**Task details**
Reproduce the listing below word for word, with no pictures.

**Data shown**
--- --- ---
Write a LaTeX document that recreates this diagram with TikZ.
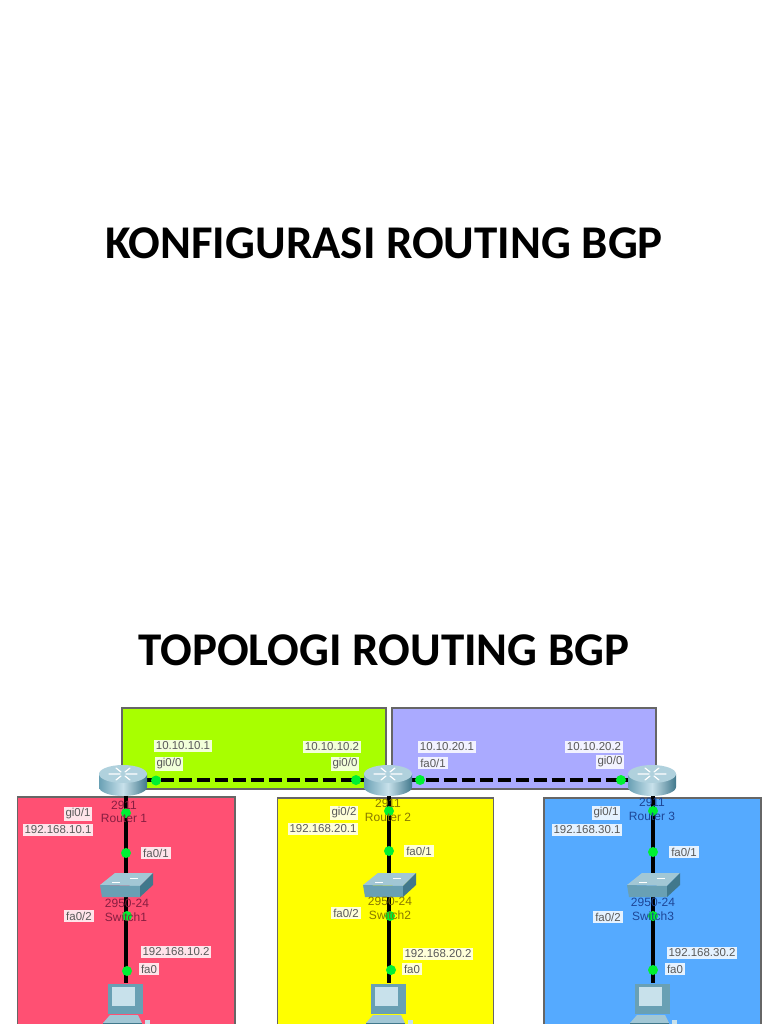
\documentclass[tikz,border=0pt]{standalone}
\usepackage{fontspec}
\setmainfont{Carlito}
\newfontfamily\labelfont{Liberation Sans}
\definecolor{greenzone}{RGB}{168, 255, 0}
\definecolor{purplezone}{RGB}{170, 170, 255}
\definecolor{pinkzone}{RGB}{255, 80, 115}
\definecolor{yellowzone}{RGB}{255, 255, 0}
\definecolor{bluezone}{RGB}{85, 170, 255}
\definecolor{pinktext}{RGB}{135, 30, 65}
\definecolor{yellowtext}{RGB}{135, 120, 0}
\definecolor{bluetext}{RGB}{30, 70, 150}
\definecolor{portgreen}{RGB}{0, 240, 50}
\definecolor{devicesteel}{RGB}{105, 160, 180}
\definecolor{devicelight}{RGB}{200, 225, 235}
\definecolor{devicedark}{RGB}{65, 120, 140}
\tikzset{
    zone/.style={draw=black!60, line width=0.8pt},
    titletext/.style={font=\bfseries\fontsize{35.2}{38}\selectfont, inner sep=0pt},
    portlabel/.style={fill=white, fill opacity=0.85, text opacity=1, text=black!65, font=\labelfont\fontsize{8.6}{10}\selectfont, inner xsep=1.5pt, inner ysep=1.5pt},
    devicetext/.style={font=\labelfont\fontsize{9}{10}\selectfont, inner sep=0pt},
    port/.style={circle, fill=portgreen, inner sep=0pt, minimum size=7.5pt},
    device/.style={inner sep=0pt, minimum size=2pt},
    cable/.style={line width=3pt, black},
    wancable/.style={line width=3.2pt, black, dash pattern=on 10pt off 3.5pt},
}
\begin{document}
\begin{tikzpicture}[x=0.75pt, y=-0.75pt]
        \useasboundingbox (0,0) rectangle (768,1024);
        \clip (0,0) rectangle (768,1024);

        % Titles
        \node[titletext] (konfigurasi) at (384,243) {KONFIGURASI ROUTING BGP};
        \node[titletext] (topologi) at (384,650) {TOPOLOGI ROUTING BGP};

        % Zones
        \foreach \name/\xa/\ya/\xb/\yb/\col in {zonea/122/708/386/789/greenzone, zoneb/392/708/656/789/purplezone, zonec/17.5/797/235/1030/pinkzone, zoned/277.5/798/493.5/1030/yellowzone, zonee/544/798/761/1030/bluezone} {
            \filldraw[zone, fill=\col] (\xa,\ya) rectangle (\xb,\yb);
        }

        % Devices and ports
        \foreach \n/\rx/\ry/\lx in {1/123/780/126, 2/388/780/389, 3/652/780/653} {
            \node[device] (router\n) at (\rx,\ry) {};
            \coordinate (uplink\n) at (\lx,\ry);
            \node[device] (switch\n) at (\lx,885) {};
            \node[device] (pc\n) at (\lx,985) {};
        }

        % Cables
        \draw[wancable] (router1) -- (router2);
        \draw[wancable] (router2) -- (router3);
        \foreach \n in {1,2,3} {
            \draw[cable] (uplink\n) -- (switch\n);
            \draw[cable] (switch\n) -- (pc\n);
        }

        % Routers
        \foreach \n in {1,2,3} {
            \begin{scope}[shift={(router\n)}]
                \shade[left color=devicesteel, right color=devicedark, middle color=devicelight] (-24,-6) -- (-24,7) arc[start angle=180, end angle=0, x radius=24, y radius=9] -- (24,-6) -- cycle;
                \fill[devicelight!75!devicesteel] (0,-6) ellipse[x radius=24, y radius=9];
                \draw[white, line width=0.9pt, line cap=round] (-14,-6) -- (-3,-6) (3,-6) -- (14,-6) (-7,-12) -- (-2,-8) (7,-12) -- (2,-8) (-7,0) -- (-2,-4) (7,0) -- (2,-4);
            \end{scope}
        }

        % Switches
        \foreach \n in {1,2,3} {
            \begin{scope}[shift={(switch\n)}]
                \fill[devicelight!60!devicesteel] (-26,0) -- (-11,-12) -- (27,-12) -- (14,1) -- cycle;
                \fill[devicesteel] (-26,0) -- (14,1) -- (14,12) -- (-24,12) -- cycle;
                \fill[devicedark] (14,1) -- (27,-12) -- (27,0) -- (14,12) -- cycle;
                \draw[white, line width=0.6pt] (-14,-3) -- (-6,-3) (4,-7) -- (12,-7);
            \end{scope}
        }

        % PCs
        \foreach \n in {1,2,3} {
            \begin{scope}[shift={(pc\n)}]
                \fill[devicesteel] (-18,-1) rectangle (17,29);
                \fill[devicelight] (-14,2) rectangle (9,21);
                \fill[devicelight!60!devicesteel] (-16,30) -- (12,30) -- (16,38) -- (-23,38) -- cycle;
                \fill[devicedark] (-23,38) rectangle (16,41);
                \fill[devicelight] (19,35) rectangle (24,40);
            \end{scope}
        }

        % Ports
        \foreach \name/\x/\y in {pa/156/780.5, pb/356/780, pc/420/780, pd/621/780, pe/126/813, pf/126/853, pg/127/916, ph/127/971, pi/389/811, pj/389/851, pk/390/916, pl/391/970, pm/653/811, pn/653/852, po/653/916, pp/653/970} {
            \node[port] (\name) at (\x,\y) {};
        }

        % Device names
        \foreach \name/\x/\y/\txt/\col in {ra/124/805/2911/pinktext, rb/124/818/Router 1/pinktext, sa/127/903/2950-24/pinktext, sb/126/917/Switch1/pinktext, rc/388/803/2911/yellowtext, rd/388/817/Router 2/yellowtext, sc/390/901/2950-24/yellowtext, sd/390/915/Switch2/yellowtext, re/652/802/2911/bluetext, rf/652/816/Router 3/bluetext, se/653/902/2950-24/bluetext, sf/653/916/Switch3/bluetext} {
            \node[devicetext, text=\col] (\name) at (\x,\y) {\txt};
        }

        % Interface labels
        \foreach \name/\x/\y/\txt in {la/183/746/10.10.10.1, lb/169/764/{gi0/0}, lc/332/747/10.10.10.2, ld/345/764/{gi0/0}, le/447/747/10.10.20.1, lf/433/763/{fa0/1}, lg/594/747/10.10.20.2, lh/610/762/{gi0/0}, li/78/814/{gi0/1}, lj/58/830/192.168.10.1, lk/156/853/{fa0/1}, ll/79/916/{fa0/2}, lm/176/952/192.168.10.2, ln/149/969/fa0, lo/344/813/{gi0/2}, lp/323/829/192.168.20.1, lq/419/851/{fa0/1}, lr/346/913/{fa0/2}, ls/438/954/192.168.20.2, lt/412/969/fa0, lu/606/813/{gi0/1}, lv/587/830/192.168.30.1, lw/684/852/{fa0/1}, lx/608/917/{fa0/2}, ly/702/953/192.168.30.2, lz/675/969/fa0} {
            \node[portlabel] (\name) at (\x,\y) {\txt};
        }
    \end{tikzpicture}
\end{document}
--- --- ---
**Output below**
Write a LaTeX document that recreates this diagram with TikZ.
\documentclass[tikz,border=0pt]{standalone}
\usepackage{fontspec}
\setmainfont{Carlito}
\newfontfamily\labelfont{Liberation Sans}
\definecolor{greenzone}{RGB}{168, 255, 0}
\definecolor{purplezone}{RGB}{170, 170, 255}
\definecolor{pinkzone}{RGB}{255, 80, 115}
\definecolor{yellowzone}{RGB}{255, 255, 0}
\definecolor{bluezone}{RGB}{85, 170, 255}
\definecolor{pinktext}{RGB}{135, 30, 65}
\definecolor{yellowtext}{RGB}{135, 120, 0}
\definecolor{bluetext}{RGB}{30, 70, 150}
\definecolor{portgreen}{RGB}{0, 240, 50}
\definecolor{devicesteel}{RGB}{105, 160, 180}
\definecolor{devicelight}{RGB}{200, 225, 235}
\definecolor{devicedark}{RGB}{65, 120, 140}
\tikzset{
    zone/.style={draw=black!60, line width=0.8pt},
    titletext/.style={font=\bfseries\fontsize{35.2}{38}\selectfont, inner sep=0pt},
    portlabel/.style={fill=white, fill opacity=0.85, text opacity=1, text=black!65, font=\labelfont\fontsize{8.6}{10}\selectfont, inner xsep=1.5pt, inner ysep=1.5pt},
    devicetext/.style={font=\labelfont\fontsize{9}{10}\selectfont, inner sep=0pt},
    port/.style={circle, fill=portgreen, inner sep=0pt, minimum size=7.5pt},
    device/.style={inner sep=0pt, minimum size=2pt},
    cable/.style={line width=3pt, black},
    wancable/.style={line width=3.2pt, black, dash pattern=on 10pt off 3.5pt},
}
\begin{document}
\begin{tikzpicture}[x=0.75pt, y=-0.75pt]
        \useasboundingbox (0,0) rectangle (768,1024);
        \clip (0,0) rectangle (768,1024);

        % Titles
        \node[titletext] (konfigurasi) at (384,243) {KONFIGURASI ROUTING BGP};
        \node[titletext] (topologi) at (384,650) {TOPOLOGI ROUTING BGP};

        % Zones
        \foreach \name/\xa/\ya/\xb/\yb/\col in {zonea/122/708/386/789/greenzone, zoneb/392/708/656/789/purplezone, zonec/17.5/797/235/1030/pinkzone, zoned/277.5/798/493.5/1030/yellowzone, zonee/544/798/761/1030/bluezone} {
            \filldraw[zone, fill=\col] (\xa,\ya) rectangle (\xb,\yb);
        }

        % Devices and ports
        \foreach \n/\rx/\ry/\lx in {1/123/780/126, 2/388/780/389, 3/652/780/653} {
            \node[device] (router\n) at (\rx,\ry) {};
            \coordinate (uplink\n) at (\lx,\ry);
            \node[device] (switch\n) at (\lx,885) {};
            \node[device] (pc\n) at (\lx,985) {};
        }

        % Cables
        \draw[wancable] (router1) -- (router2);
        \draw[wancable] (router2) -- (router3);
        \foreach \n in {1,2,3} {
            \draw[cable] (uplink\n) -- (switch\n);
            \draw[cable] (switch\n) -- (pc\n);
        }

        % Routers
        \foreach \n in {1,2,3} {
            \begin{scope}[shift={(router\n)}]
                \shade[left color=devicesteel, right color=devicedark, middle color=devicelight] (-24,-6) -- (-24,7) arc[start angle=180, end angle=0, x radius=24, y radius=9] -- (24,-6) -- cycle;
                \fill[devicelight!75!devicesteel] (0,-6) ellipse[x radius=24, y radius=9];
                \draw[white, line width=0.9pt, line cap=round] (-14,-6) -- (-3,-6) (3,-6) -- (14,-6) (-7,-12) -- (-2,-8) (7,-12) -- (2,-8) (-7,0) -- (-2,-4) (7,0) -- (2,-4);
            \end{scope}
        }

        % Switches
        \foreach \n in {1,2,3} {
            \begin{scope}[shift={(switch\n)}]
                \fill[devicelight!60!devicesteel] (-26,0) -- (-11,-12) -- (27,-12) -- (14,1) -- cycle;
                \fill[devicesteel] (-26,0) -- (14,1) -- (14,12) -- (-24,12) -- cycle;
                \fill[devicedark] (14,1) -- (27,-12) -- (27,0) -- (14,12) -- cycle;
                \draw[white, line width=0.6pt] (-14,-3) -- (-6,-3) (4,-7) -- (12,-7);
            \end{scope}
        }

        % PCs
        \foreach \n in {1,2,3} {
            \begin{scope}[shift={(pc\n)}]
                \fill[devicesteel] (-18,-1) rectangle (17,29);
                \fill[devicelight] (-14,2) rectangle (9,21);
                \fill[devicelight!60!devicesteel] (-16,30) -- (12,30) -- (16,38) -- (-23,38) -- cycle;
                \fill[devicedark] (-23,38) rectangle (16,41);
                \fill[devicelight] (19,35) rectangle (24,40);
            \end{scope}
        }

        % Ports
        \foreach \name/\x/\y in {pa/156/780.5, pb/356/780, pc/420/780, pd/621/780, pe/126/813, pf/126/853, pg/127/916, ph/127/971, pi/389/811, pj/389/851, pk/390/916, pl/391/970, pm/653/811, pn/653/852, po/653/916, pp/653/970} {
            \node[port] (\name) at (\x,\y) {};
        }

        % Device names
        \foreach \name/\x/\y/\txt/\col in {ra/124/805/2911/pinktext, rb/124/818/Router 1/pinktext, sa/127/903/2950-24/pinktext, sb/126/917/Switch1/pinktext, rc/388/803/2911/yellowtext, rd/388/817/Router 2/yellowtext, sc/390/901/2950-24/yellowtext, sd/390/915/Switch2/yellowtext, re/652/802/2911/bluetext, rf/652/816/Router 3/bluetext, se/653/902/2950-24/bluetext, sf/653/916/Switch3/bluetext} {
            \node[devicetext, text=\col] (\name) at (\x,\y) {\txt};
        }

        % Interface labels
        \foreach \name/\x/\y/\txt in {la/183/746/10.10.10.1, lb/169/764/{gi0/0}, lc/332/747/10.10.10.2, ld/345/764/{gi0/0}, le/447/747/10.10.20.1, lf/433/763/{fa0/1}, lg/594/747/10.10.20.2, lh/610/762/{gi0/0}, li/78/814/{gi0/1}, lj/58/830/192.168.10.1, lk/156/853/{fa0/1}, ll/79/916/{fa0/2}, lm/176/952/192.168.10.2, ln/149/969/fa0, lo/344/813/{gi0/2}, lp/323/829/192.168.20.1, lq/419/851/{fa0/1}, lr/346/913/{fa0/2}, ls/438/954/192.168.20.2, lt/412/969/fa0, lu/606/813/{gi0/1}, lv/587/830/192.168.30.1, lw/684/852/{fa0/1}, lx/608/917/{fa0/2}, ly/702/953/192.168.30.2, lz/675/969/fa0} {
            \node[portlabel] (\name) at (\x,\y) {\txt};
        }
    \end{tikzpicture}
\end{document}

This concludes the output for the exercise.